На передовой боец живет рядом со смертью. Длительное сосуществование с ней приводит к тому, что первоначальный страх перед ней со временем сменяется обыденностью. Наблюдая ее каждый миг, невольно свыкаешься с мыслью, что идешь с ней под руку, и грохот разрывов заставляет вздрагивать каждого бойца. «Впрочем, это вздрагивание при каждом внезапном и неожиданном звуке сопровождало нас потом всю войну. Катился ли мимо поезд, падала ли книга на пол, раздавался ли ночной крик — сердце сразу замирало в ощущении большой неведомой опасности. Это было знаком того, что человек четыре года провел под боевым пологом смерти. Ощущение это так глубоко проникло в темную область, лежащую за гранью сознания, что при всяком нарушении обыденности смерть словно выскакивала в окошечко, подобно тем механизмам, где изображающий предостережение привратник регулярно появляется над циферблатом с песочными часами и серпом в руке» (41). Смерть делала всех равными — и солдат, и офицеров. Она создавала сакральную связь между живыми и мертвыми, теми, кто похоронен здесь же, неподалеку, и навеки сросся с боевой позицией. «Здесь под возведенными из глины холмиками покоились тела павших товарищей, здесь на каждой пяди земли разыгрывалась драма, за каждым бруствером поджидал рок, днем и ночью выхватывающий без разбора свою жертву» (42).

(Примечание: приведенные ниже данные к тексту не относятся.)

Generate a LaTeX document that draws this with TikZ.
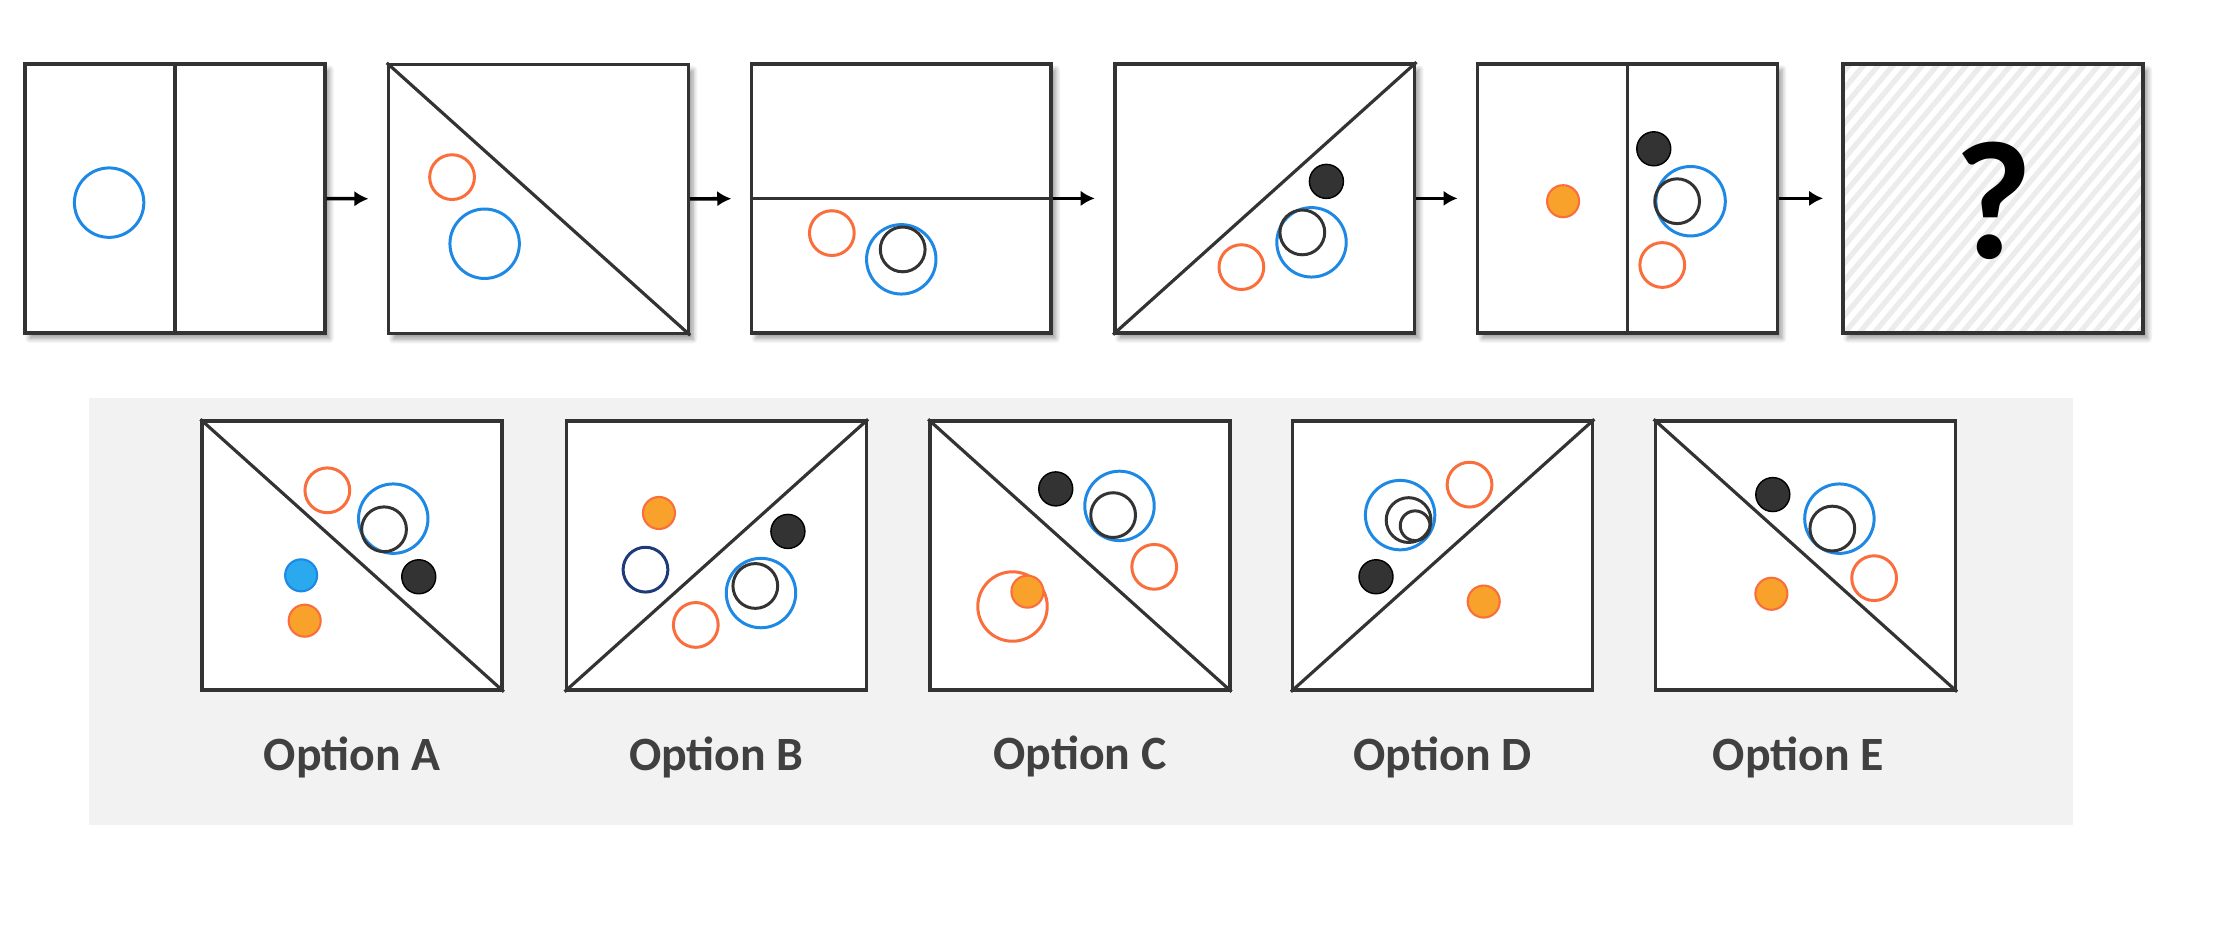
\documentclass[tikz,border=0pt]{standalone}
\usepackage{fontspec}
\usepackage{xcolor}
\usepackage{tikz}
\usetikzlibrary{arrows.meta,positioning,calc,shadows.blur,patterns.meta}
\newfontfamily\optfont{Carlito}
\definecolor{Ink}{RGB}{51,51,51}
\definecolor{RingBlue}{RGB}{30,136,229}
\definecolor{DotBlue}{RGB}{42,169,238}
\definecolor{RingOrange}{RGB}{250,110,60}
\definecolor{DotOrange}{RGB}{249,162,43}
\definecolor{RingNavy}{RGB}{31,58,120}
\definecolor{LabelGray}{RGB}{64,64,64}
\definecolor{BoxGray}{RGB}{242,242,242}
\definecolor{HatchGray}{RGB}{236,236,236}

\begin{document}
\begin{tikzpicture}[x=0.014171cm,y=-0.014171cm,>=Latex]
\tikzset{panel/.style={draw=Ink,line width=1pt,fill=white,minimum width=3cm,minimum height=2.69cm,inner sep=0pt},
  shade/.style={blur shadow={shadow blur steps=6,shadow xshift=1.3pt,shadow yshift=-1.6pt,shadow blur radius=1.4pt,shadow opacity=40}},
  hatch/.style={postaction={pattern={Lines[angle=50,distance=3.2pt,line width=1.5pt]},pattern color=HatchGray},
    postaction={draw=Ink,line width=1pt}},
  cut/.style={draw=Ink,line width=0.9pt},
  flow/.style={->,line width=1pt,shorten >=5.2pt,-{Latex[length=4pt,width=4.4pt]}},
  bring/.style={draw=RingBlue,line width=0.85pt},
  oring/.style={draw=RingOrange,line width=0.85pt},
  kring/.style={draw=Ink,line width=0.85pt},
  nring/.style={draw=RingNavy,line width=0.85pt},
  kdot/.style={fill=Ink},
  odot/.style={fill=DotOrange,draw=RingOrange,line width=0.6pt},
  ldot/.style={fill=DotBlue,draw=RingBlue,line width=0.6pt},
  optlabel/.style={font=\optfont\bfseries\fontsize{13.6}{16}\selectfont,text=LabelGray,anchor=base,inner sep=0pt}}
\useasboundingbox (0,0) rectangle (1568,663);

% sequence
\node[panel,shade] (s1) at (123.5,140) {};
\node[panel,shade] (s2) at (380,140.5) {};
\node[panel,shade] (s3) at (636,140) {};
\node[panel,shade] (s4) at (892.5,140) {};
\node[panel,shade] (s5) at (1148.5,140) {};
\node[panel,shade,hatch] (s6) at (1406.5,140) {};
\draw[cut] (s1.north) -- (s1.south);
\draw[cut] (s2.north west) -- (s2.south east);
\draw[cut] (s3.west) -- (s3.east);
\draw[cut] (s4.south west) -- (s4.north east);
\draw[cut] (s5.north) -- (s5.south);
\node[font=\optfont\bfseries\fontsize{48}{50}\selectfont] (qm) at (1407,142) {?};
\draw[flow] (s1) -- (s2);
\draw[flow] (s2) -- (s3);
\draw[flow] (s3) -- (s4);
\draw[flow] (s4) -- (s5);
\draw[flow] (s5) -- (s6);

\draw[bring] (77,143) circle[radius=24.5];
\draw[oring] (319,125) circle[radius=15.8];
\draw[bring] (342,172) circle[radius=24.5];
\draw[oring] (587,164.5) circle[radius=15.8];
\draw[bring] (636,183) circle[radius=24.5];
\draw[kring] (637,176) circle[radius=15.8];
\draw[kdot] (936,128) circle[radius=12];
\draw[bring] (925.5,171) circle[radius=24.5];
\draw[kring] (919,164) circle[radius=15.8];
\draw[oring] (876,188.5) circle[radius=15.8];
\draw[odot] (1103,142) circle[radius=11.3];
\draw[kdot] (1167,105) circle[radius=12];
\draw[bring] (1193,142) circle[radius=24.5];
\draw[kring] (1183.5,142) circle[radius=15.8];
\draw[oring] (1173,187) circle[radius=15.8];

% answer options
\fill[BoxGray] (63,281) rectangle (1463,582);
\node[panel] (oa) at (248.5,392) {};
\node[panel] (ob) at (505.5,392) {};
\node[panel] (oc) at (762,392) {};
\node[panel] (od) at (1018,392) {};
\node[panel] (oe) at (1274,392) {};
\draw[cut] (oa.north west) -- (oa.south east);
\draw[cut] (ob.south west) -- (ob.north east);
\draw[cut] (oc.north west) -- (oc.south east);
\draw[cut] (od.south west) -- (od.north east);
\draw[cut] (oe.north west) -- (oe.south east);
\node[optlabel] (la) at ([yshift=-22.4pt]oa.south) {Option A};
\node[optlabel] (lb) at ([yshift=-22.4pt]ob.south) {Option B};
\node[optlabel] (lc) at ([yshift=-22pt]oc.south) {Option C};
\node[optlabel] (ld) at ([yshift=-22.4pt]od.south) {Option D};
\node[optlabel] (le) at ([xshift=-2pt,yshift=-22.4pt]oe.south) {Option E};

\draw[oring] (231,346) circle[radius=15.8];
\draw[bring] (277.5,366) circle[radius=24.5];
\draw[kring] (271,373.5) circle[radius=15.8];
\draw[kdot] (295.5,407) circle[radius=12];
\draw[ldot] (212.5,406) circle[radius=11.3];
\draw[odot] (215,438) circle[radius=11.3];

\draw[odot] (465,362) circle[radius=11.3];
\draw[nring] (455.5,402) circle[radius=15.8];
\draw[kdot] (556,375) circle[radius=12];
\draw[bring] (537,418.5) circle[radius=24.5];
\draw[kring] (533,413.5) circle[radius=15.8];
\draw[oring] (491,441) circle[radius=15.8];

\draw[kdot] (745,345) circle[radius=12];
\draw[bring] (790,357) circle[radius=24.5];
\draw[kring] (785.5,363.5) circle[radius=15.8];
\draw[oring] (814.5,400) circle[radius=15.8];
\draw[oring] (714.5,428) circle[radius=24.5];
\draw[odot] (725,417.5) circle[radius=11.3];

\draw[oring] (1037,342) circle[radius=15.8];
\draw[bring] (988,363.5) circle[radius=24.5];
\draw[kring] (994,367) circle[radius=15.8];
\draw[kring] (998.6,371) circle[radius=10.5];
\draw[kdot] (971,407) circle[radius=12];
\draw[odot] (1047,424.5) circle[radius=11.3];

\draw[kdot] (1251,349) circle[radius=12];
\draw[bring] (1298,366) circle[radius=24.5];
\draw[kring] (1293,373) circle[radius=15.8];
\draw[oring] (1322.5,408) circle[radius=15.8];
\draw[odot] (1250,419) circle[radius=11.3];
\end{tikzpicture}
\end{document}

Обыденность войны приводила к тому, что «неизвестность ночи, мигание сигнальных ракет, полыхание ружейного огня вызывают возбуждение, которое странно бодрит. Изредка прохладно и тонко около уха пропоет шальная пуля, чтобы затеряться в пространстве» (43). Все это в конечном счете создавало иное восприятие жизни и смерти.